• **WHAT IS REQUIRED**
Copy every line of the data that contains the string "LaTeX".

• **DATA EXCERPTS**

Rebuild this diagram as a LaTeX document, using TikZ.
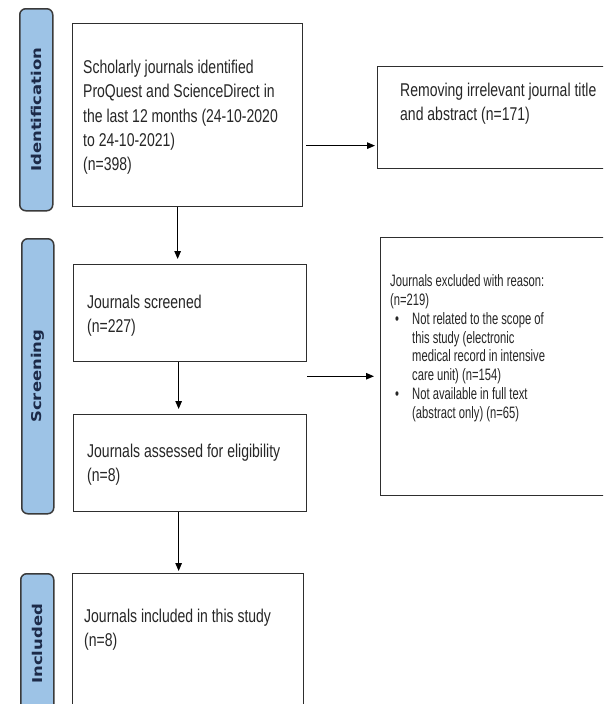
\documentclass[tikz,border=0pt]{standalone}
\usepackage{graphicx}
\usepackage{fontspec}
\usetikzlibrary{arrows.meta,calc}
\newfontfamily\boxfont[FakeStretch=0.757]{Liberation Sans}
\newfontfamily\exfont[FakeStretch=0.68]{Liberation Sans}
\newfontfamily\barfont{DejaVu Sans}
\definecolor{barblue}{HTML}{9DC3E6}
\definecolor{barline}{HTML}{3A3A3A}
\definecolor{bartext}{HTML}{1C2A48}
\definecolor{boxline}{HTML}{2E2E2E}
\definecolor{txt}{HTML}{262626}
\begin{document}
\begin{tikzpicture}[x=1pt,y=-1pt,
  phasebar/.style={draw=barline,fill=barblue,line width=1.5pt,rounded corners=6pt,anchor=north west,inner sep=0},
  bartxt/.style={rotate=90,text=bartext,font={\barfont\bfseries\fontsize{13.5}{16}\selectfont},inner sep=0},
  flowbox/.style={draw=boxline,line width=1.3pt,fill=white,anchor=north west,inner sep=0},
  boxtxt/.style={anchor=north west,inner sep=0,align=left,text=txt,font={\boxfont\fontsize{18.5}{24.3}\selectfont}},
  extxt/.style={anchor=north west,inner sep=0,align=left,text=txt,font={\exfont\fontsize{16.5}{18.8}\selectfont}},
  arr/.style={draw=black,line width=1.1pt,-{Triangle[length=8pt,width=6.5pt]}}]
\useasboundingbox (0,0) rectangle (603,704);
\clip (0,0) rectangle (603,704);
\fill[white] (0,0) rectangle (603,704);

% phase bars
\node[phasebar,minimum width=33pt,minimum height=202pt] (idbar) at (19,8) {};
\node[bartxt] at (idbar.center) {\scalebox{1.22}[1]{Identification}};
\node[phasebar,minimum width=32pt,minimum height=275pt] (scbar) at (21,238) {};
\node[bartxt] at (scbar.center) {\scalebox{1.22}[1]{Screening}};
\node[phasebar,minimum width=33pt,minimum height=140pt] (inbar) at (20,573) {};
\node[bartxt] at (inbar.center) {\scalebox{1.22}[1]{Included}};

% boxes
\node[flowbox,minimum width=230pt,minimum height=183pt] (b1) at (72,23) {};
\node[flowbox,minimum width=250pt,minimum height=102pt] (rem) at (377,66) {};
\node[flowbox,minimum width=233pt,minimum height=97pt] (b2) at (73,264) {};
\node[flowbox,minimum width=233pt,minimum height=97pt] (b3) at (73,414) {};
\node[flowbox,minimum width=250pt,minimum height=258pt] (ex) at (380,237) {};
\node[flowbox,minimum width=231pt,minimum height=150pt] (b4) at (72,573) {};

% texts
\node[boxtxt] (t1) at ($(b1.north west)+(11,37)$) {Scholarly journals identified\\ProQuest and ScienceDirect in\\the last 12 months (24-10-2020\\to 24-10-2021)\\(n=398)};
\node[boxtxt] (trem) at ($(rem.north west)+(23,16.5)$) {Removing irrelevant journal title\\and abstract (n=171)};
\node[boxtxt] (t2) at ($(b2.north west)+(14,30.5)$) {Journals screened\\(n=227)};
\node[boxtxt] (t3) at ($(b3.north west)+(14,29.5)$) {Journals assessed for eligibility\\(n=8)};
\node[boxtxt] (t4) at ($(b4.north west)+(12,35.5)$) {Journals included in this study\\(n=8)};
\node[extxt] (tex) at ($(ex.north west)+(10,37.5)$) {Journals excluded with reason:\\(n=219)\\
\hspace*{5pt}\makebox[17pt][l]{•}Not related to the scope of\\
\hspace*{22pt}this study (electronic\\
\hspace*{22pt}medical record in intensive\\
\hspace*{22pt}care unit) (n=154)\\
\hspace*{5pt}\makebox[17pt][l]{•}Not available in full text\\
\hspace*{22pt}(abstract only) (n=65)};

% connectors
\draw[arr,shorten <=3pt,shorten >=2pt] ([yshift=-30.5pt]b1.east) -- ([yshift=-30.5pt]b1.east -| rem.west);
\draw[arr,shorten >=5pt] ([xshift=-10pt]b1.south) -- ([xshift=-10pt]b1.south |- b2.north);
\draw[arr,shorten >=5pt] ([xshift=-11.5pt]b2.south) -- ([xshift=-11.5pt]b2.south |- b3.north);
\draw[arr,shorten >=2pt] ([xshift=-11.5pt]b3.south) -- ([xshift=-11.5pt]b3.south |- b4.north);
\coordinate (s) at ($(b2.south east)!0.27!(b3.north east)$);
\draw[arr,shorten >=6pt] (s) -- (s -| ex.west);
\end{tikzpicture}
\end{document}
* * *
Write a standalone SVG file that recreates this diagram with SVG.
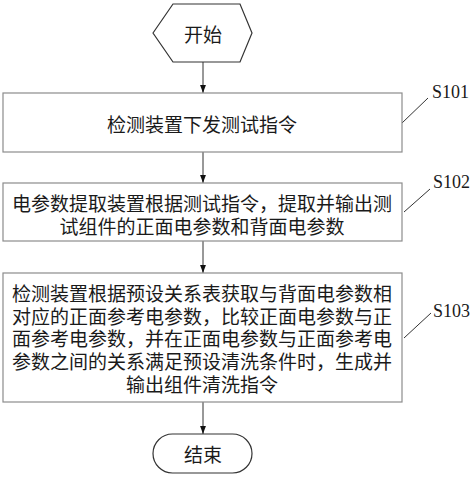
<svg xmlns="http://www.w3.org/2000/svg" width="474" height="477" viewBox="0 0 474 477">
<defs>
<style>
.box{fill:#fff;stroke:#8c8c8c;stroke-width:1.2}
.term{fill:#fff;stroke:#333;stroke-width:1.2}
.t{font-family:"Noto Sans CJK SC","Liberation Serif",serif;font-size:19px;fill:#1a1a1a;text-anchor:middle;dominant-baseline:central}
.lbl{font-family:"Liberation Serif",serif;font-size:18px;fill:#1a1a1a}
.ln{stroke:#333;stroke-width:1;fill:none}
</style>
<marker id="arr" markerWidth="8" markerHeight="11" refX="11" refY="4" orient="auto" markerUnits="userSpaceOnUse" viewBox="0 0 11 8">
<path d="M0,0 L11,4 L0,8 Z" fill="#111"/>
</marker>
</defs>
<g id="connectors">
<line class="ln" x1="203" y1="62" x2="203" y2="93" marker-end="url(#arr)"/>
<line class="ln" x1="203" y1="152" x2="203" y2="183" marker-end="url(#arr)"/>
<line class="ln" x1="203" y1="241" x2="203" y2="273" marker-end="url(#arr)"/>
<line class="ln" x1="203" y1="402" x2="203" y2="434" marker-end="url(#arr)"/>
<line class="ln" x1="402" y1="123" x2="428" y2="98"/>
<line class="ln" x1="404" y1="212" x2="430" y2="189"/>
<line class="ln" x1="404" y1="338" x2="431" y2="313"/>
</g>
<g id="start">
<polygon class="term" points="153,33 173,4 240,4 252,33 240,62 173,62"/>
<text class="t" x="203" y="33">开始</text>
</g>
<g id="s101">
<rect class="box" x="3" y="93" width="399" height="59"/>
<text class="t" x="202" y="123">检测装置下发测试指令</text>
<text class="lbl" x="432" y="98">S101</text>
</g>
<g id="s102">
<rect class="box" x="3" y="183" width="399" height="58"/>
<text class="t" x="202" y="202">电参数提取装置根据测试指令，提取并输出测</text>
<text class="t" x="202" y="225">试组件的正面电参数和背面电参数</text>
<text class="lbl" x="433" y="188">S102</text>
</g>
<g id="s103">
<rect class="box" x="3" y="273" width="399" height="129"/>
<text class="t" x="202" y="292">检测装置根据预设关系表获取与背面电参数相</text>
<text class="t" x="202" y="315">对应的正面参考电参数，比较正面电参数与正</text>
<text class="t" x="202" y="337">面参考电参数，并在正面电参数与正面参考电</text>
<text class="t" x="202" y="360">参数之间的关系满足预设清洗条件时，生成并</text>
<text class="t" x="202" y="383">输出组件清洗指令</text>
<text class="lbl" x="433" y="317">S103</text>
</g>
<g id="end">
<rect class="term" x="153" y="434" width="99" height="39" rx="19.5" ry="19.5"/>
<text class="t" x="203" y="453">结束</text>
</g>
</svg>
* * *
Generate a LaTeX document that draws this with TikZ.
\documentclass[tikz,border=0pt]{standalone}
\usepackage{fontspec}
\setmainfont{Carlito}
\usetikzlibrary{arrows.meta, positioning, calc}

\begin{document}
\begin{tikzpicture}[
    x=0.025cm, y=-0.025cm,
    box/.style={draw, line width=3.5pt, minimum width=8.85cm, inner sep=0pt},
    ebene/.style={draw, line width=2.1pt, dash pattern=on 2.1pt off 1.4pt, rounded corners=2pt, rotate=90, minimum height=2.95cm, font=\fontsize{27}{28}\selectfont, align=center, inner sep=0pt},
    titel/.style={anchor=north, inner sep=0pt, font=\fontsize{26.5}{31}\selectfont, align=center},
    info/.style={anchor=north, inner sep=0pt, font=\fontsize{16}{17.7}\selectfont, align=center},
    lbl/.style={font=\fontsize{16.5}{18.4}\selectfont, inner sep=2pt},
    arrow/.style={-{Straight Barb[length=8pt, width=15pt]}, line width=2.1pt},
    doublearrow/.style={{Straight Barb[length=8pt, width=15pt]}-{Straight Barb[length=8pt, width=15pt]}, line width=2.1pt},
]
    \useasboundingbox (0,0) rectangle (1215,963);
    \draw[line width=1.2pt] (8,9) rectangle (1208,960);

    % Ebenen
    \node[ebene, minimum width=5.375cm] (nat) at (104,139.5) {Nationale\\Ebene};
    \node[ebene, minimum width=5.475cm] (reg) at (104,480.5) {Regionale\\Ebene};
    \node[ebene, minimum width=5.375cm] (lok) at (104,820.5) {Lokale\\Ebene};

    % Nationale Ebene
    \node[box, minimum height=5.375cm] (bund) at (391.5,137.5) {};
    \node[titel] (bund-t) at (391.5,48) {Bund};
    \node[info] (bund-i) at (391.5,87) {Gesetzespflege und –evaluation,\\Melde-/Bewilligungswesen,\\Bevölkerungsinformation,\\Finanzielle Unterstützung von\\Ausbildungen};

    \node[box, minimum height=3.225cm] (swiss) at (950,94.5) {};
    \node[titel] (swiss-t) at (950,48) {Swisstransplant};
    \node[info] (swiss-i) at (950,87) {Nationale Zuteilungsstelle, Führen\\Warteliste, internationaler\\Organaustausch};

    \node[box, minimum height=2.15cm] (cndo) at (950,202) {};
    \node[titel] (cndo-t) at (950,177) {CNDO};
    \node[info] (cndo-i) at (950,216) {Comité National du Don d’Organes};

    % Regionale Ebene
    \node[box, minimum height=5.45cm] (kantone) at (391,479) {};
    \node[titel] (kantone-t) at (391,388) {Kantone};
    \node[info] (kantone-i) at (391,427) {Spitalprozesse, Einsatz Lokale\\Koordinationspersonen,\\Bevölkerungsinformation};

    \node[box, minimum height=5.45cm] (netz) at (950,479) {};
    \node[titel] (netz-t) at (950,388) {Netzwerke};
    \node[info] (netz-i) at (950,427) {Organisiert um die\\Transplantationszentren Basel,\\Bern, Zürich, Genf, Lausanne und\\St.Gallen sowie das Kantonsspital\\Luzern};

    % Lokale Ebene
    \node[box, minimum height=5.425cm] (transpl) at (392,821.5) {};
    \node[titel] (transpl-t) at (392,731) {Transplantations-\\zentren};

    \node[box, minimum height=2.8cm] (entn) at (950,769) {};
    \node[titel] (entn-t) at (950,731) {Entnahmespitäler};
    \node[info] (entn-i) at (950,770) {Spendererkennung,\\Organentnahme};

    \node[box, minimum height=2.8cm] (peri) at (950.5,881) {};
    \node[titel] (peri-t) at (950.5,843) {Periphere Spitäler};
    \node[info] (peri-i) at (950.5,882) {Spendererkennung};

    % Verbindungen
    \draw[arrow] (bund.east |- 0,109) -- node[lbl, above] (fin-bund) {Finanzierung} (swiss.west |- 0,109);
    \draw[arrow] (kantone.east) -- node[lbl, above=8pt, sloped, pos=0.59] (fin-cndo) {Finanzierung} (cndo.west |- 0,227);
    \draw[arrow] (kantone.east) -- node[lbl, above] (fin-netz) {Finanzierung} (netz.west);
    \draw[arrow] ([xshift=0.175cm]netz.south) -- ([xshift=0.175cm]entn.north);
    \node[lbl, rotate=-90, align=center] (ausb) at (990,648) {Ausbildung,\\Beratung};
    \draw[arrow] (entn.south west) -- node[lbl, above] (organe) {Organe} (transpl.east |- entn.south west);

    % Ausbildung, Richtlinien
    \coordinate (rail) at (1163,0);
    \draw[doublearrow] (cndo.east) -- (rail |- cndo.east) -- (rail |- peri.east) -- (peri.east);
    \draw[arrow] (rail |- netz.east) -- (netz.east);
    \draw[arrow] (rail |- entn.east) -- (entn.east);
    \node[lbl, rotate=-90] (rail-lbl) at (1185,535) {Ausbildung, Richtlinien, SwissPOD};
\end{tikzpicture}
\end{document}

• **RESPONSE TO THE TASK**
Rebuild this diagram as a LaTeX document, using TikZ.
Generate a LaTeX document that draws this with TikZ.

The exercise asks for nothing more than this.